According to Criteo, retargeted ads have a 10x higher CTR than non-retargeted ads.

Interactive FAQ

What is the difference between impressions and reach?

Impressions are the total number of times your ad is displayed, while reach is the number of unique users who see your ad. For example, if your ad is shown 10 times to the same user, that’s 10 impressions but a reach of 1.

Frequency is calculated as Impressions ÷ Reach. In the above example, the frequency would be 10.

How do I determine my target audience size?

For digital campaigns, use platform tools to estimate audience size:

  • Google Ads: Use the "Audience Size" estimator in the campaign setup.
  • Facebook/Instagram: Use the "Audience Size" metric in Ads Manager when defining your audience.
  • LinkedIn: The platform provides estimated audience sizes when you set targeting criteria.

For traditional media (e.g., TV, radio, print), use circulation or viewership data from the publisher or Nielsen.

What is a good frequency for my campaign?

Optimal frequency depends on your goals:

  • Brand Awareness: 3-7 exposures. Users need to see your ad multiple times to remember your brand.
  • Consideration: 5-10 exposures. Users need more reminders to evaluate your product/service.
  • Conversions: 7-12+ exposures. Users often need multiple nudges to take action.
  • Retargeting: 7-10 exposures. These users are already familiar with your brand and may need a final push.

Start with industry benchmarks (see the Data & Statistics section) and adjust based on performance.

Why is my frequency achieved higher than my desired frequency?

This happens when your estimated reach is lower than expected, meaning the same users are seeing your ad multiple times.
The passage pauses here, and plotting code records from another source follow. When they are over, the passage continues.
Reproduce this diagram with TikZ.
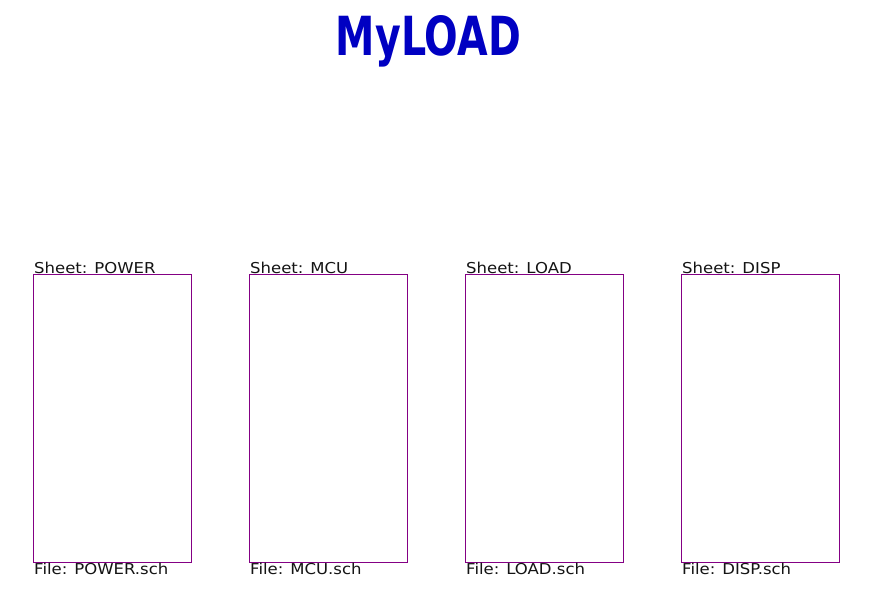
\documentclass[tikz,border=0pt]{standalone}
\usepackage{fontspec}
\setmainfont{DejaVu Sans}
\definecolor{titleblue}{RGB}{0,0,194}
\definecolor{sheetpurple}{RGB}{132,0,132}
\definecolor{txt}{RGB}{20,20,20}
\begin{document}
\begin{tikzpicture}[x=1pt,y=-1pt,
  sheetbox/.style={draw=sheetpurple,line width=0.9pt},
  lbl/.style={anchor=base west,inner sep=0pt,text=txt,font=\fontsize{15}{15}\selectfont,xscale=1.1}]
\useasboundingbox[fill=white] (0,0) rectangle (879,595);
\node[anchor=base,inner sep=0pt,text=titleblue] (title) at (428.5,55)
  {\resizebox{185pt}{40pt}{\bfseries MyLOAD}};
\foreach \x/\n in {33/POWER,249/MCU,465/LOAD,681/DISP}{
  \draw[sheetbox] (\x,274) rectangle (\x+158,562);
  \node[lbl] (s\n) at (\x+1,273) {Sheet: \n};
  \node[lbl] (f\n) at (\x+1,574.5) {File: \n.sch};
}
\end{tikzpicture}
\end{document}
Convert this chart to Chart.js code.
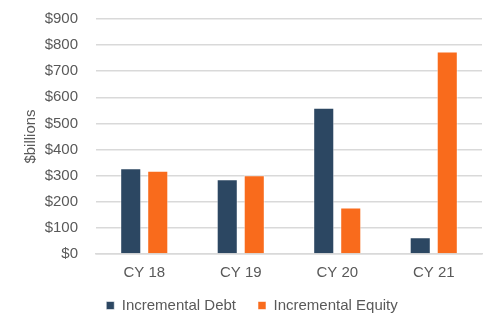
<!DOCTYPE html>
<html>
<head>
<meta charset="utf-8">
<script src="https://cdn.jsdelivr.net/npm/chart.js@4"></script>
<style>
  html, body { margin: 0; padding: 0; background: #fff; }
  #wrap { width: 500px; height: 329px; }
</style>
</head>
<body>
<div id="wrap"><canvas id="c" width="500" height="329"></canvas></div>
<script>
// Calendar years and incremental financing ($ billions)
const categories = ['CY 18', 'CY 19', 'CY 20', 'CY 21'];
const incrementalDebt = [328, 286, 560, 64];
const incrementalEquity = [319, 302, 178, 776];
const yTicks = [0, 100, 200, 300, 400, 500, 600, 700, 800, 900];

const textColor = '#595959';
const gridColor = '#d9d9d9';
const font = { family: "'Liberation Sans', Arial, sans-serif", size: 15 };

// Fixed legend box height, with its items drawn a few pixels higher
const legendFit = {
  id: 'legendFit',
  beforeInit(chart) {
    const legend = chart.legend;
    const fit = legend.fit;
    legend.fit = function () {
      fit.call(this);
      this.height = 46;
    };
    const draw = legend.draw;
    legend.draw = function () {
      const top = this.top;
      this.top = top - 5;
      draw.call(this);
      this.top = top;
    };
  }
};

new Chart(document.getElementById('c'), {
  type: 'bar',
  data: {
    labels: categories,
    datasets: [
      {
        label: 'Incremental Debt',
        data: incrementalDebt,
        backgroundColor: '#2c4762',
        borderColor: 'rgba(255,255,255,0.55)',
        borderWidth: 1
      },
      {
        label: 'Incremental Equity',
        data: incrementalEquity,
        backgroundColor: '#f96b1c',
        borderColor: 'rgba(255,255,255,0.55)',
        borderWidth: 1
      }
    ]
  },
  plugins: [legendFit],
  options: {
    responsive: false,
    animation: false,
    devicePixelRatio: 1,
    layout: { padding: { left: 22, right: 18, top: 19, bottom: 2 } },
    datasets: {
      bar: { categoryPercentage: 0.56, barPercentage: 0.78 }
    },
    scales: {
      x: {
        grid: { display: false, drawTicks: false },
        border: { display: true, color: gridColor, width: 1.5 },
        ticks: { color: textColor, font: font, padding: 10 },
        afterFit(scale) { scale.height = 27; }
      },
      y: {
        min: 0,
        max: 900,
        afterBuildTicks(scale) { scale.ticks = yTicks.map(v => ({ value: v })); },
        afterFit(scale) {
          scale.width = 74;
          scale.paddingTop = 0;
          scale.paddingBottom = 0;
        },
        grid: { color: gridColor, lineWidth: 1.5, drawTicks: false },
        border: { display: false },
        ticks: {
          color: textColor,
          font: font,
          padding: 18,
          callback: v => '$' + v
        },
        title: {
          display: true,
          text: '$billions',
          color: textColor,
          font: font,
          padding: { top: 0, bottom: 5 }
        }
      }
    },
    plugins: {
      legend: {
        position: 'bottom',
        labels: {
          color: textColor,
          font: font,
          boxWidth: 8,
          boxHeight: 8,
          padding: 22
        }
      },
      tooltip: { enabled: false }
    }
  }
});
</script>
</body>
</html>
Common causes:

  • Small Audience: If your target audience is too niche, overlap is inevitable.
  • Low Reach Estimate: If your estimated reach is too optimistic (e.g., you assumed 70% but only achieved 40%), frequency will be higher.
  • High Budget: A large budget relative to your audience size can lead to overserving.

Solutions:

  • Expand your audience size.
  • Lower your desired frequency.
  • Use frequency capping in your ad platform.
  • Reduce your budget.
How does CPM affect my campaign?

CPM (Cost Per Thousand Impressions) directly impacts your campaign’s cost. A higher CPM means:

  • Higher Cost: You’ll pay more to serve the same number of impressions.
  • More Competitive Audience: High CPMs often indicate a valuable or competitive audience (e.g., high-income professionals on LinkedIn).
  • Better Placement: Premium ad placements (e.g., homepage takeovers) have higher CPMs.

To reduce CPM:

  • Broaden your audience targeting.
  • Avoid highly competitive keywords or placements.
  • Improve your ad quality (higher relevance scores can lower CPM).
  • Test different ad formats (e.g., native ads often have lower CPMs than display ads).
What is ad fatigue, and how can I prevent it?

Ad fatigue occurs when users see your ad too many times, leading to:

  • Declining CTR and engagement.
  • Increased ad blocking or skipping.
  • Negative brand perception.

Prevention Strategies:

  • Frequency Capping: Limit the number of times a user sees your ad (e.g., 3-5 per week).
  • Rotate Ad Creatives: Use multiple ad variations and refresh them regularly.
  • Segment Your Audience: Tailor frequency to audience segments (e.g., lower for loyal customers, higher for cold audiences).
  • Monitor Performance: Watch for declining CTR or rising CPA, which may signal fatigue.
  • Use Dynamic Ads: Serve personalized ads based on user behavior (e.g., retargeting with products they’ve viewed).
Can I use this calculator for offline advertising (e.g., TV, radio, print)?

Yes! While the calculator is designed with digital advertising in mind, you can adapt it for offline media by:

  • Audience Size: Use the estimated reach of the media outlet (e.g., a TV show’s viewership, a magazine’s circulation).
  • CPM: For TV/radio, use the cost per thousand viewers/listeners. For print, use the cost per thousand readers.
  • Frequency: Estimate how many times the average user will be exposed to your ad (e.g., a weekly magazine ad has a frequency of 1 per issue).
  • Reach: Estimate the percentage of your target audience that will see/hear your ad (e.g., 50% of your target demographic watches the TV show).

Note: Offline media often has less precise targeting than digital, so treat the results as estimates.